Printers themselves sometimes acted as archivists, assembling retrospective collections of the works of earlier masters. The posthumous reputation of Josquin, for example, was massively bolstered by the printed collections of his Masses and motets issued decades after his death. Similarly, the melancholic madrigals of Carlo Gesualdo or the sacred works of William Byrd were preserved not by manuscripts but by the printed volumes that continued to circulate among collectors long after the original performance contexts had faded. Musicology as a historical discipline owes an incalculable debt to these 16th-century entrepreneurs, who, in their pursuit of profit, accidentally built an archive of Renaissance sound.
The stability of print also meant that later generations could study and revive early music in a way that would have been inconceivable before.

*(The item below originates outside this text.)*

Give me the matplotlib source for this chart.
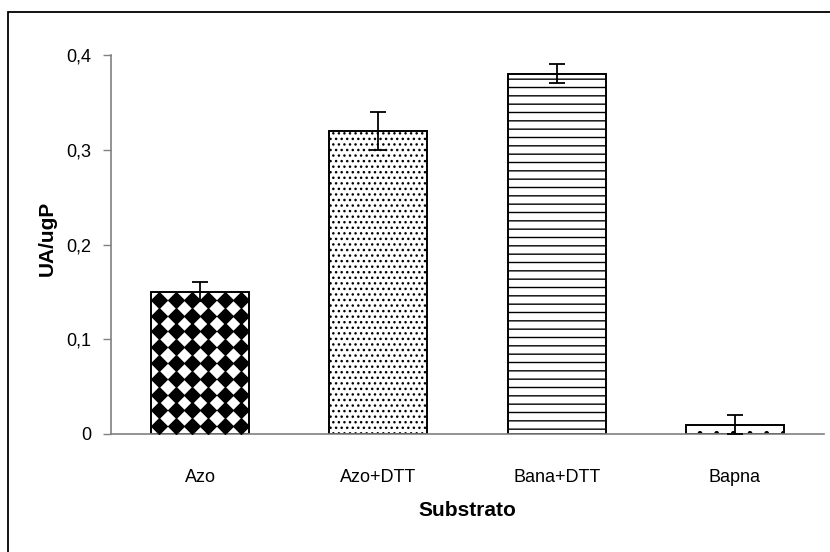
import matplotlib

matplotlib.use("Agg")
import matplotlib.pyplot as plt
import numpy as np
from matplotlib.patches import Rectangle
from matplotlib.ticker import FuncFormatter

plt.rcParams["font.family"] = ["Liberation Sans", "DejaVu Sans"]
plt.rcParams["hatch.color"] = "#555555"

# ── data ──────────────────────────────────────────────────────────────
categories = ["Azo", "Azo+DTT", "Bana+DTT", "Bapna"]
values = [0.15, 0.32, 0.38, 0.01]
errors = [0.01, 0.02, 0.01, 0.01]
y_ticks = [0, 0.1, 0.2, 0.3, 0.4]

W, H = 830, 552
fig = plt.figure(figsize=(W / 100, H / 100), dpi=100)
ax = fig.add_axes([111 / W, 1 - 434 / H, 713 / W, 379 / H])

# outer frame (only left and top edges fall inside the image)
fig.patches.append(Rectangle((8 / W, -0.1), 1.2, 1 - 12 / H + 0.1, transform=fig.transFigure,
                             fill=False, edgecolor="black", linewidth=1.3))

x = np.arange(len(categories))
hatches = ["", "...", "--", "."]
bars = ax.bar(x, values, width=0.55, color="white", edgecolor="black", linewidth=1.4, zorder=2)
for b, h in zip(bars, hatches):
    b.set_hatch(h)

# diamond checker pattern for the first bar
b0 = bars[0]
bx0, bw, bh = b0.get_x(), b0.get_width(), b0.get_height()
nx, ny = 6, 9
gx = bx0 + (np.arange(nx) + 0.5) * bw / nx
gy = (np.arange(ny) + 0.5) * bh / ny
GX, GY = np.meshgrid(gx, gy)
sc = ax.scatter(GX.ravel(), GY.ravel(), marker="D", s=80, color="black", linewidths=0, zorder=3)
sc.set_clip_path(b0)

ax.errorbar(x, values, yerr=errors, fmt="none", ecolor="black", elinewidth=1.3,
            capsize=6, capthick=1.3, zorder=4)

ax.set_xlim(-0.5, 3.5)
ax.set_ylim(0, 0.4)
ax.set_yticks(y_ticks)
ax.yaxis.set_major_formatter(FuncFormatter(lambda v, _: "0" if v == 0 else f"{v:.1f}".replace(".", ",")))
ax.set_xticks(x)
ax.set_xticklabels(categories)
ax.tick_params(axis="x", length=0, pad=25, labelsize=13)
ax.tick_params(axis="y", length=6, width=1, color="#808080", pad=8, labelsize=13)

for side in ("top", "right"):
    ax.spines[side].set_visible(False)
for side in ("left", "bottom"):
    ax.spines[side].set_color("#808080")
    ax.spines[side].set_linewidth(1.2)

ax.set_ylabel("UA/ugP", fontsize=15, fontweight="bold")
ax.set_xlabel("Substrato", fontsize=15, fontweight="bold")
ax.yaxis.set_label_coords((47 - 111) / 713, (434 - 238) / 379)
ax.xaxis.set_label_coords((467 - 111) / 713, -(511 - 434) / 379)
ax.xaxis.label.set_va("center")
ax.yaxis.label.set_va("center")

fig.savefig("out.png", dpi=100)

By the 17th century, the Venetian publisher Alessandro Vincenti was reprinting madrigals from the 1530s and 1540s, extending their life far beyond the usual span of musical fashion. In a quieter but profound way, the printed music of the Renaissance laid the groundwork for the concept of a musical “canon” and for the idea that a composition could have a life independent of its immediate performance needs—a notion we now take entirely for granted.
Conclusion
The printing press did not merely adjust the tempo of music distribution during the Renaissance; it rewrote the entire score of musical culture. It took an art form that had been artisanal, local, and ephemeral and transformed it into a commodity, a profession, and a permanent legacy. As the mechanics of type-setting lowered costs and increased speed, music became a presence in homes and schools, in the courts of princes and the devotions of ordinary believers. Standardized notation created a continent-wide language that composers could speak and singers could read. And the publishing networks that spanned Europe bound together a musical community that was imaginative, commercially astute, and endlessly generative. The sounds of the Renaissance still echo today, not in spite of the printing press, but because of it.